Multimodal coordinated online behavior: Trade-offs and strategies

Summary

This paper systematically compares five ways of operationalizing the detection of multimodal coordinated online behavior — i.e., coordination that unfolds simultaneously across multiple action types such as retweets, replies, mentions, hashtags, and URLs. Using a Twitter dataset from the 2019 UK General Election, the authors construct a five-layer multiplex coordination network and evaluate monomodal analysis, independent layers, union flattening (the field’s default), multiplex community detection via Generalized Louvain, and intersection flattening. They identify a fundamental trade-off between how strongly modalities are integrated and how inclusive the resulting detection is, and argue that multiplex community detection offers the best balance — preserving monomodal findings, discovering new cross-layer communities, and retaining structurally central actors that flattening tends to discard.

Key Contributions

  • First comparative framework for multimodal coordination detection, making explicit the methodological choices that prior work has left implicit.
  • A multiplex community detection pipeline (Generalized Louvain, γ=1, ω=0.1) that lets coordinated communities span layers without collapsing them.
  • A comparison methodology based on overlap matrices, Hungarian assignment, and lost/common/gained labeling at both community and node levels.
  • Empirical characterization of the integration-vs-inclusiveness trade-off, with practical guidance for method selection.
  • Evidence-based critique of the widely used union-flattening approach.

Methods

The authors build a five-layer multiplex (co-retweet, co-reply, co-mention, co-hashtag, co-URL) over the top 5% most active users per modality, with edges weighted by TF-IDF-cosine similarity over user action vectors within overlapping 6-hour windows.

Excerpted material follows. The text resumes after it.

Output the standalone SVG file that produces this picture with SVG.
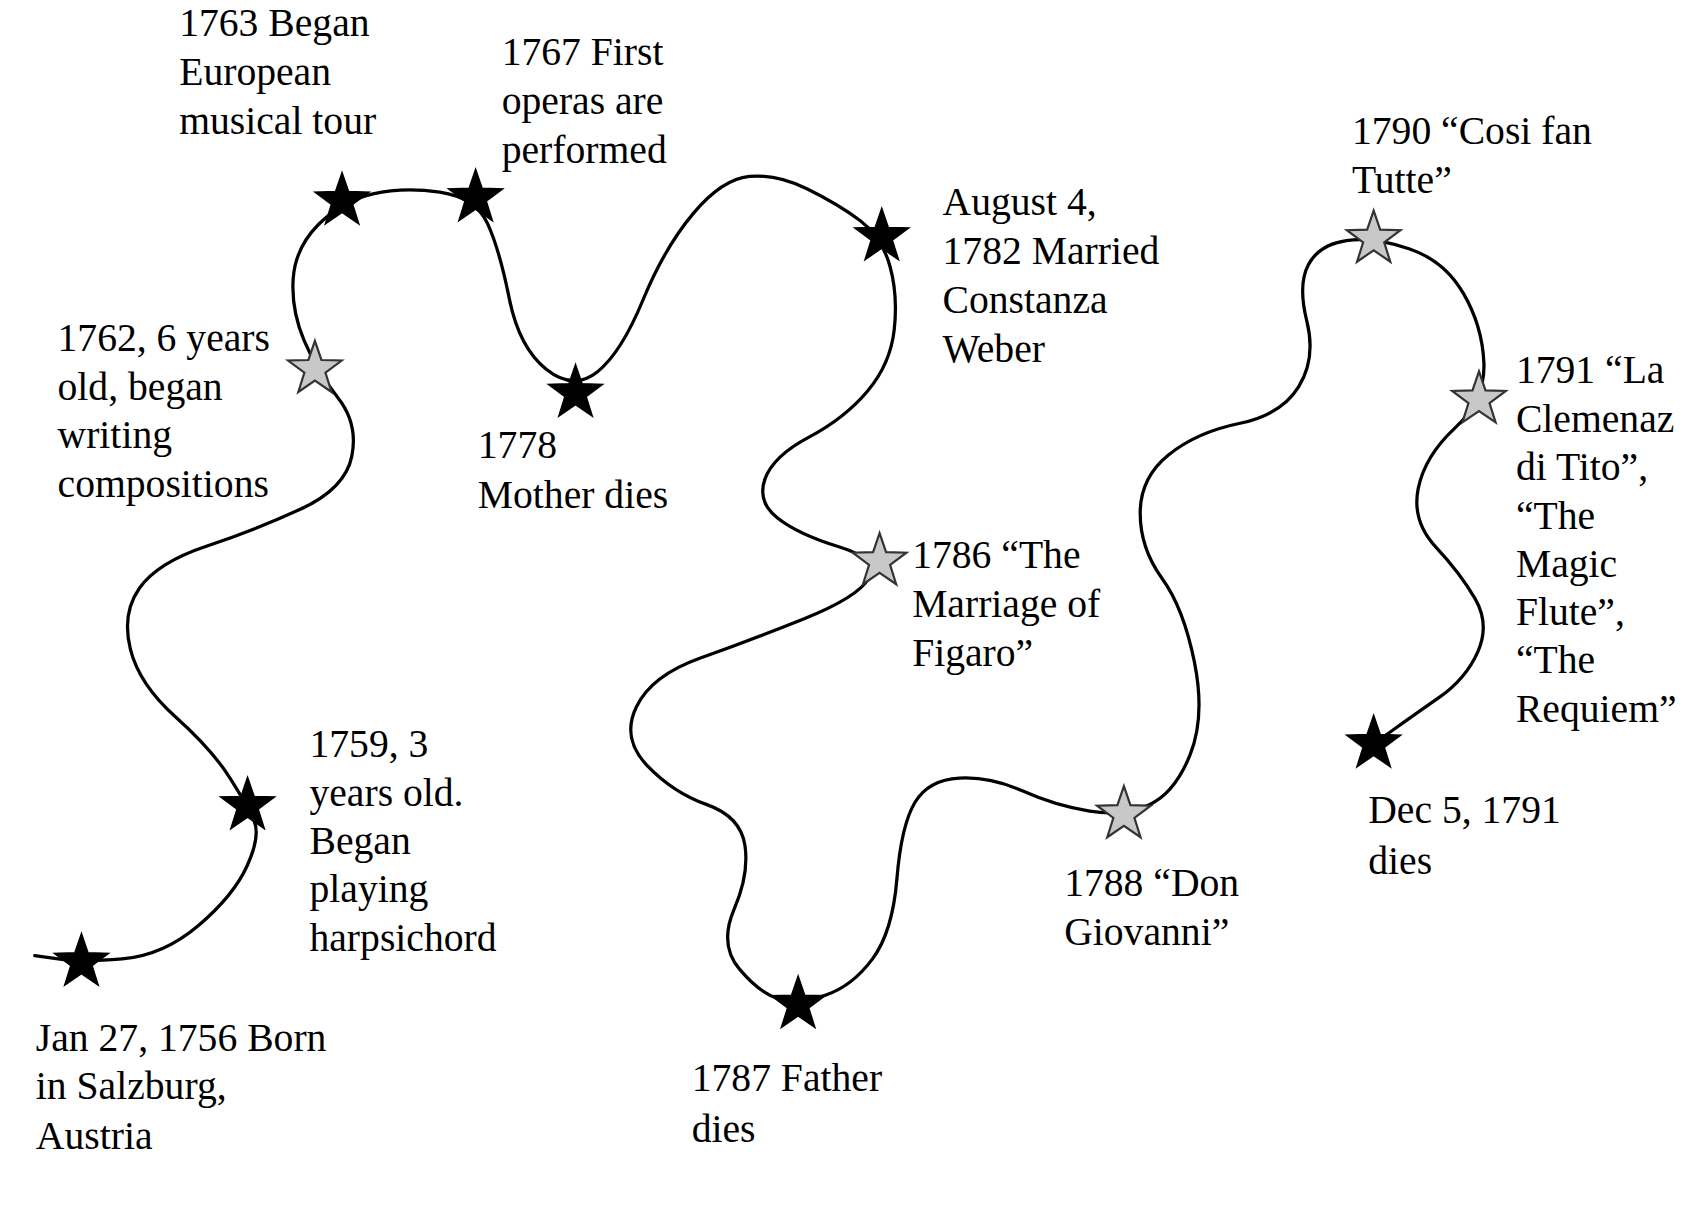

After two-step filtering (common-action counts and median edge-weight thresholds per layer), they apply five operationalizations: MONO (per-layer Louvain), INDI (independent monomodal layers), UNFL in three weighting variants, MULTI (Generalized Louvain on the multiplex), and INTFL (intersection flattening). Comparison uses actor/edge coverage, Pearson degree correlation, NMI, standard structural community metrics, node-level centralities, and Brunner-Munzel tests.

Findings

  • Co-retweet and co-mention layers are the most similar (NMI ≈ 0.38, fully overlapping communities); co-reply is the most distinctive.
  • Co-retweet and co-hashtag share some structure but diverge; co-URL is largely structurally separate from other layers.
  • Even when modalities yield the same community membership, structural roles differ — particularly between co-retweet and co-URL.
  • Union flattening discards more monomodal communities and tends to drop highly central nodes, despite being conceptually more inclusive than MULTI.
  • Intersection flattening is extremely restrictive (257 nodes, 27 communities), surfacing only the most tightly coordinated cores.
  • MULTI retains nearly all monomodal communities, adds new cross-layer ones, and preserves high-degree/high-eigenvector nodes.
  • The three union-flattening weighting strategies behave nearly identically — the flattening operation, not the weighting, drives the loss.

Connections

This paper extends the conceptual lineage on coordinated behavior detection traceable through work like Luceri2025-tr and Minici2024-tf on coordination networks, and the broader methodological discussion in Freelon2024-sc on inauthentic behavior measurement. Its multi-layer perspective resonates with platform- or signal-spanning approaches such as Lai2024-to and the cross-modal coordination concerns raised in Graham2025-gp and Kuznetsova2025-nu. More broadly, it complements computational-social-science efforts to scrutinize the methodological choices behind coordination claims, as in Bouchaud2026-lr and Schroeder2026-im.